Reporting of the neuropathology results may take between three to twelve months and may vary from state to state. The neuropathology report is issued to the diagnosing and referring clinicians. The doctor is requested to communicate the result to the patient’s family.
Unfixed brain tissue also preserves a sample of the patient’s DNA, which can be used at a later stage for PRNP testing. Brain tissue from neuropathology confirmed CJD patients is stored indefinitely at the ANCJDR while the ANCJDR is operating. There is no cost associated with the storage of the brain tissue; extraction of DNA from brain tissue incurs a fee of $ 200.
Contact details by State
Nationally: Christiane Stehmann, ANCJDR coordinator (03 8344 1949)
VIC: The Alfred, mortuary (03 9076 2684)
TAS: Royal Hobart Hospital, mortuary (03 6222 8333)
NSW/ACT: DOFM Glebe (02 8584 7820)
QLD: Royal Brisbane and Women’s Hospital, mortuary (07 3646 8041)
SA: Royal Adelaide Hospital, mortuary (08 8222 4894 or 08 8222 3295)
WA: Fiona Stanley Hospital, mortuary (08 6152 5218)
NT: Royal Darwin Hospital, Centre of Disease Control (08 8922 8510)
Family members can contact the coordinator of the ANCJDR (03 8344 1949) or the CJD Support Group network (1800 052 466) for information, assistance and support.
Approximately 10-15% of prion disease occurs due to an inherited genetic fault (mutation). Mutations in a gene called the prion protein gene (PRNP) can lead to Creutzfeldt-Jakob disease (CJD), Gerstmann-Sträussler-Scheinker syndrome (GSS) and fatal familial insomnia (FFI). Approximately one in ten million people have such a PRNP mutation.
The PRNP test is a genetic test, where DNA from an individual is analysed for the presence of mutations associated with genetic prion diseases. DNA can be extracted from blood or unfixed autopsy tissue (preferably brain) for the purpose of testing.
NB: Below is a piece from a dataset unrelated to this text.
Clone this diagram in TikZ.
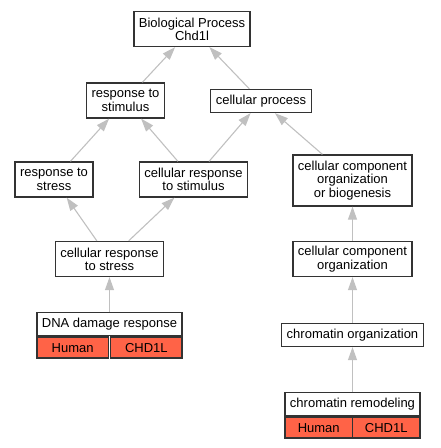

It is recommended to store extracted DNA from a blood sample for every suspected CJD patient in order to secure the option of future genetic testing for the patient’s family. This allows the patient’s family the option to consider PRNP testing of their relative at a later stage. Taking a blood sample for long-term storage of DNA is optional.
Genetic testing is entirely voluntary. PRNP testing is frequently requested when a family history of prion disease or concerns for a genetic basis are raised. These tests are often referred by the treating clinician to confirm the aetiology of the disease (genetic or not) to assist in patient care. In cases where there is no family history it is advisable to defer genetic testing until a neuropathology report is available, if a neuropathological confirmation of prion disease was requested.
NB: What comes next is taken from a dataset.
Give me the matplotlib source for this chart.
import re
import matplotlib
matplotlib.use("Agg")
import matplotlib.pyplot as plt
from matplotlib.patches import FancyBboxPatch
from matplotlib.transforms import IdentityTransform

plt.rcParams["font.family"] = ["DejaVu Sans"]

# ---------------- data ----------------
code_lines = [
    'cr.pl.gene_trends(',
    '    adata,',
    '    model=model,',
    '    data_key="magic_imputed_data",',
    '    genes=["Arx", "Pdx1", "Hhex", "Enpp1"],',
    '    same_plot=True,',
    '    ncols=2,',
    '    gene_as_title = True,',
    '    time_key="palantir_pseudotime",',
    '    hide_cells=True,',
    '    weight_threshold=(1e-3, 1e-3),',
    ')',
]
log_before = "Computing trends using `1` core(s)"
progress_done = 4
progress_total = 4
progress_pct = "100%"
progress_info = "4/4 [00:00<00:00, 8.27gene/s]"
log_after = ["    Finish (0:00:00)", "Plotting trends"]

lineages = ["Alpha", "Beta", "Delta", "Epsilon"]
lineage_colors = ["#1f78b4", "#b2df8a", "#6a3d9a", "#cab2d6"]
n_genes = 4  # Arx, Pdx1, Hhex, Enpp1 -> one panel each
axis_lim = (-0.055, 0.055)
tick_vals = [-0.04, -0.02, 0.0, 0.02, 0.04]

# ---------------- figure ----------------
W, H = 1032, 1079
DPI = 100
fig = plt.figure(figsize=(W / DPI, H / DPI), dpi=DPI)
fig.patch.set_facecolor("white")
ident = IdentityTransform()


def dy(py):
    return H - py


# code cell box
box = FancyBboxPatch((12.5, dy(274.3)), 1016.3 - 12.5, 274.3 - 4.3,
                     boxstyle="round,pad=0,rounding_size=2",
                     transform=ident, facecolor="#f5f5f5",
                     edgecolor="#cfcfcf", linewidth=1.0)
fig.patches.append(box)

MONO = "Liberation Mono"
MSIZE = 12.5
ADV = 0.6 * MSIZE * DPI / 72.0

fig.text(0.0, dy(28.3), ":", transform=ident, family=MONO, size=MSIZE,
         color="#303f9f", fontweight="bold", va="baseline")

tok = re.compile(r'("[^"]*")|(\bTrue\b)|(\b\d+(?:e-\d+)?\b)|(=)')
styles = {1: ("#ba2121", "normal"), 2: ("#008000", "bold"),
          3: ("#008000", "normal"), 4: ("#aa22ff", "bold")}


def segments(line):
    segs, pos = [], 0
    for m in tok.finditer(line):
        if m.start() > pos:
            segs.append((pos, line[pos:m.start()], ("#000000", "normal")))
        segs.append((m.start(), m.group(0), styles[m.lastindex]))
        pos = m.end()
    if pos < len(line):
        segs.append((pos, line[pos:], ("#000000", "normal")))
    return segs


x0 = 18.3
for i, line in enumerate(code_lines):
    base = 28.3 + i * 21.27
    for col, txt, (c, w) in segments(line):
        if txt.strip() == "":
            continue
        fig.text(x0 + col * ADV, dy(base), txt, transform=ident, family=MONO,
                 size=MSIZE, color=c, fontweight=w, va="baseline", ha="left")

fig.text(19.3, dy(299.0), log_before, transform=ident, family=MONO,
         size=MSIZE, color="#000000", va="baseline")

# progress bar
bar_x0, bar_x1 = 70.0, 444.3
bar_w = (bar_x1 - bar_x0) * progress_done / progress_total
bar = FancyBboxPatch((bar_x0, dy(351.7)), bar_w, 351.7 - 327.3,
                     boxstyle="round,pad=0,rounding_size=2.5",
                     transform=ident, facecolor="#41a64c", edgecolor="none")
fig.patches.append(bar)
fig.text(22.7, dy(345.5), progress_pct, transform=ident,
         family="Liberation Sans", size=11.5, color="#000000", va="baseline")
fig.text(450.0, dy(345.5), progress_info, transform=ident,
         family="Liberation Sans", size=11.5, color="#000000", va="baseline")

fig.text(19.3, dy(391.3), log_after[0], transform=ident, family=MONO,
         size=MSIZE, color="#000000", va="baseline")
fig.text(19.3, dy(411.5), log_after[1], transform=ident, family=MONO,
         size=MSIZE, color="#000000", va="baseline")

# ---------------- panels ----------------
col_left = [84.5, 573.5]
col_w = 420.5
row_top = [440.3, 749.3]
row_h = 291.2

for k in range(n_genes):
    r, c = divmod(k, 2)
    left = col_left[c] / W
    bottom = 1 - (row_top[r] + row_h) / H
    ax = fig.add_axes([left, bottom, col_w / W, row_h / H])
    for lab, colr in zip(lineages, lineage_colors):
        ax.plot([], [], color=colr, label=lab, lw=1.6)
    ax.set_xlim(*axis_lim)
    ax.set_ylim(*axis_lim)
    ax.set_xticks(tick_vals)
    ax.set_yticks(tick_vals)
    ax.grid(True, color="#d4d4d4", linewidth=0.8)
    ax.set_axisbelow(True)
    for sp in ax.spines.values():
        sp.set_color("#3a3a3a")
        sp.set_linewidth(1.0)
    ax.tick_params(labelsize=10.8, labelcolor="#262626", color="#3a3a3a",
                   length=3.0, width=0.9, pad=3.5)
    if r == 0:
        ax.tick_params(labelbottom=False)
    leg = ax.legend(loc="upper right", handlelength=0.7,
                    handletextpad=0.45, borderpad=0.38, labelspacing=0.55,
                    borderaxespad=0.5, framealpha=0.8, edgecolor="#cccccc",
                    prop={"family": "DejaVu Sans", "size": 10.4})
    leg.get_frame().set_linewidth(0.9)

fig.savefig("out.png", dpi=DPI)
Testing for genetic prion disease often raises significant medical, ethical, psychological and legal issues for living blood relatives. In the majority of cases, PRNP testing will be consented by next-of-kin due to cognitive impairment of the patient or because the patient is deceased. It is therefore advised that consent is recorded in a written document. Consultation with a genetic service is recommended in general, especially because of the implications if a mutation is detected in the PRNP gene. Further, the results of a PRNP test are not always straightforward, which often makes them challenging to interpret and explain. Also, a family history is not always known including through misdiagnosis of previous cases in the family.
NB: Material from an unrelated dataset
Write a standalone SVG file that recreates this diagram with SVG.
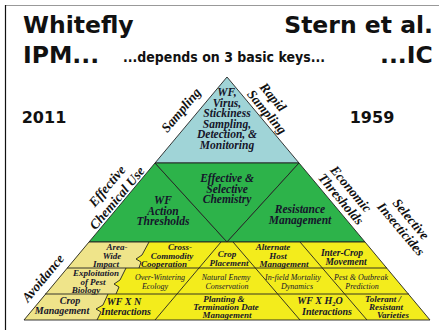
<svg xmlns="http://www.w3.org/2000/svg" width="439" height="330" viewBox="0 0 439 330">
<style>
.ttl{font-family:"DejaVu Sans",Verdana,sans-serif;font-weight:bold;fill:#111}
.pt{font-family:"Liberation Serif","Times New Roman",serif;font-weight:bold;font-style:italic;fill:#15152a;text-anchor:middle}
.sm{font-family:"Liberation Serif","Times New Roman",serif;font-style:italic;fill:#15152a;text-anchor:middle;font-size:8px}
.side{font-family:"Liberation Serif","Times New Roman",serif;font-weight:bold;font-style:italic;fill:#111;text-anchor:middle;font-size:13.5px}
.ln{fill:none;stroke:#222;stroke-width:0.9}
.blue{fill:#a0d4d7;stroke:#222;stroke-width:0.9}
.green{fill:#2db34a;stroke:#222;stroke-width:0.9}
.ybr{fill:#f3ec1c}
.ylt{fill:#efe48a}
</style>
<rect width="439" height="330" fill="#fff"/>
<line x1="5" y1="5.5" x2="439" y2="5.5" stroke="#999" stroke-width="1.2"/>
<line x1="5.5" y1="5" x2="5.5" y2="330" stroke="#111" stroke-width="1.2"/>

<g id="title">
<text class="ttl" x="23" y="33" font-size="23.5">Whitefly</text>
<text class="ttl" x="433" y="33" font-size="23.5" text-anchor="end">Stern et al.</text>
<text class="ttl" x="23" y="63" font-size="23.5">IPM...</text>
<text class="ttl" x="123" y="62" font-size="13.5" textLength="202" lengthAdjust="spacingAndGlyphs">...depends on 3 basic keys...</text>
<text class="ttl" x="380" y="63" font-size="23.5">...IC</text>
<text class="ttl" x="44" y="123" font-size="16" text-anchor="middle">2011</text>
<text class="ttl" x="372" y="123" font-size="16" text-anchor="middle">1959</text>
</g>

<g id="top-sampling">
<polygon points="227,77 299,163 155,163" class="blue"/>
<text class="pt" font-size="11.5"><tspan x="227" y="96">WF,</tspan><tspan x="227" y="106.5">Virus,</tspan><tspan x="227" y="117">Stickiness</tspan><tspan x="227" y="127.5">Sampling,</tspan><tspan x="227" y="138">Detection, &amp;</tspan><tspan x="227" y="148.5">Monitoring</tspan></text>
</g>

<g id="wf-action-thresholds">
<polygon points="155,163 227,242 89,242" class="green"/>
<text class="pt" font-size="11.5"><tspan x="163" y="204">WF</tspan><tspan x="163" y="214.5">Action</tspan><tspan x="163" y="225">Thresholds</tspan></text>
</g>
<g id="selective-chemistry">
<polygon points="155,163 299,163 227,242" class="green"/>
<text class="pt" font-size="11.5"><tspan x="227" y="182">Effective &amp;</tspan><tspan x="227" y="192.5">Selective</tspan><tspan x="227" y="203">Chemistry</tspan></text>
</g>
<g id="resistance-management">
<polygon points="299,163 365,242 227,242" class="green"/>
<text class="pt" font-size="11.5"><tspan x="300" y="213">Resistance</tspan><tspan x="300" y="223.5">Management</tspan></text>
</g>

<g id="yellow-base">
<polygon points="89,242 365,242 430,320 24,320" class="ybr"/>
<polygon points="89,242 149,242 142,255 136,259 141,262 139,268 126,268 120,280 114,284 119,287 116,294 108,294 103,305 96,309 101,312 97,320 24,320" class="ylt"/>
<polyline class="ln" points="149,242 142,255 136,259 141,262 139,268"/>
<polyline class="ln" points="126,268 120,280 114,284 119,287 116,294"/>
<polyline class="ln" points="108,294 103,305 96,309 101,312 97,320"/>
<line class="ln" x1="221" y1="242" x2="155" y2="320"/>
<line class="ln" x1="233" y1="242" x2="300" y2="320"/>
<line class="ln" x1="300" y1="242" x2="367" y2="320"/>
<line class="ln" x1="67" y1="268" x2="387" y2="268"/>
<line class="ln" x1="45" y1="294" x2="409" y2="294"/>
<polygon points="89,242 365,242 430,320 24,320" class="ln"/>
</g>

<g id="area-wide-impact"><text class="pt" font-size="9"><tspan x="117" y="250">Area-</tspan><tspan x="112" y="258.5">Wide</tspan><tspan x="106" y="267">Impact</tspan></text></g>
<g id="cross-commodity"><text class="pt" font-size="9"><tspan x="180" y="250">Cross-</tspan><tspan x="172" y="258.5">Commodity</tspan><tspan x="164" y="267">Cooperation</tspan></text></g>
<g id="crop-placement"><text class="pt" font-size="9"><tspan x="227" y="257">Crop</tspan><tspan x="229" y="266">Placement</tspan></text></g>
<g id="alternate-host"><text class="pt" font-size="9"><tspan x="273" y="250">Alternate</tspan><tspan x="278" y="258.5">Host</tspan><tspan x="284" y="267">Management</tspan></text></g>
<g id="inter-crop"><text class="pt" font-size="9.5"><tspan x="342" y="256">Inter-Crop</tspan><tspan x="346" y="265">Movement</tspan></text></g>

<g id="exploitation"><text class="pt" font-size="9"><tspan x="96" y="276">Exploitation</tspan><tspan x="93" y="284.5">of Pest</tspan><tspan x="86" y="293">Biology</tspan></text></g>
<g id="over-wintering"><text class="sm"><tspan x="160" y="279.5">Over-Wintering</tspan><tspan x="155" y="288.5">Ecology</tspan></text></g>
<g id="natural-enemy"><text class="sm"><tspan x="226" y="279.5">Natural Enemy</tspan><tspan x="227" y="288.5">Conservation</tspan></text></g>
<g id="in-field"><text class="sm"><tspan x="293" y="279.5">In-field Mortality</tspan><tspan x="297" y="288.5">Dynamics</tspan></text></g>
<g id="pest-outbreak"><text class="sm"><tspan x="361" y="279.5">Pest &amp; Outbreak</tspan><tspan x="362" y="288.5">Prediction</tspan></text></g>

<g id="crop-management"><text class="pt" font-size="10"><tspan x="70" y="304">Crop</tspan><tspan x="62" y="314">Management</tspan></text></g>
<g id="wf-x-n"><text class="pt" font-size="10"><tspan x="124" y="305">WF X N</tspan><tspan x="126" y="315">Interactions</tspan></text></g>
<g id="planting"><text class="pt" font-size="9"><tspan x="224" y="302">Planting &amp;</tspan><tspan x="226" y="310">Termination Date</tspan><tspan x="227" y="318">Management</tspan></text></g>
<g id="wf-x-h2o"><text class="pt" font-size="10"><tspan x="320" y="304">WF X H<tspan font-size="6.5" dy="2">2</tspan><tspan dy="-2">O</tspan></tspan><tspan x="327" y="315">Interactions</tspan></text></g>
<g id="tolerant"><text class="pt" font-size="9"><tspan x="383" y="302">Tolerant /</tspan><tspan x="386" y="310">Resistant</tspan><tspan x="393" y="318">Varieties</tspan></text></g>

<g id="side-labels">
<text class="side" transform="translate(181,110) rotate(-50)" y="4.5">Sampling</text>
<text class="side" transform="translate(273,97) rotate(50)" y="4.5">Rapid</text>
<text class="side" transform="translate(267,112) rotate(50)" y="4.5">Sampling</text>
<text class="side" transform="translate(107,186) rotate(-50)" y="4.5">Effective</text>
<text class="side" transform="translate(117,198) rotate(-50)" y="4.5">Chemical Use</text>
<text class="side" transform="translate(351,189) rotate(50)" y="4.5">Economic</text>
<text class="side" transform="translate(341,199) rotate(50)" y="4.5">Thresholds</text>
<text class="side" transform="translate(411,219) rotate(50)" y="4.5">Selective</text>
<text class="side" transform="translate(401,229) rotate(50)" y="4.5">Insecticides</text>
<text class="side" transform="translate(43,278) rotate(-50)" y="4.5">Avoidance</text>
</g>
</svg>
At least 5 mls EDTA blood marked for ‘DNA extraction and storage for possible future prion protein gene testing for a patient with suspected CJD or other prion disease’ or ‘PRNP testing’.
Storage and testing location
Department of Diagnostic Genomics
PathWest Laboratory Medicine WA
Level 2, PP Building
QEII Medical Centre
Nedlands WA 6009
Phone: +61 8 6383 4219
Fax No.: +61 8 9346 4029
DNA extraction from autopsy brain tissue (stored at the ANCJDR) and transfer to the testing laboratory incurs a fee of $ 200.00.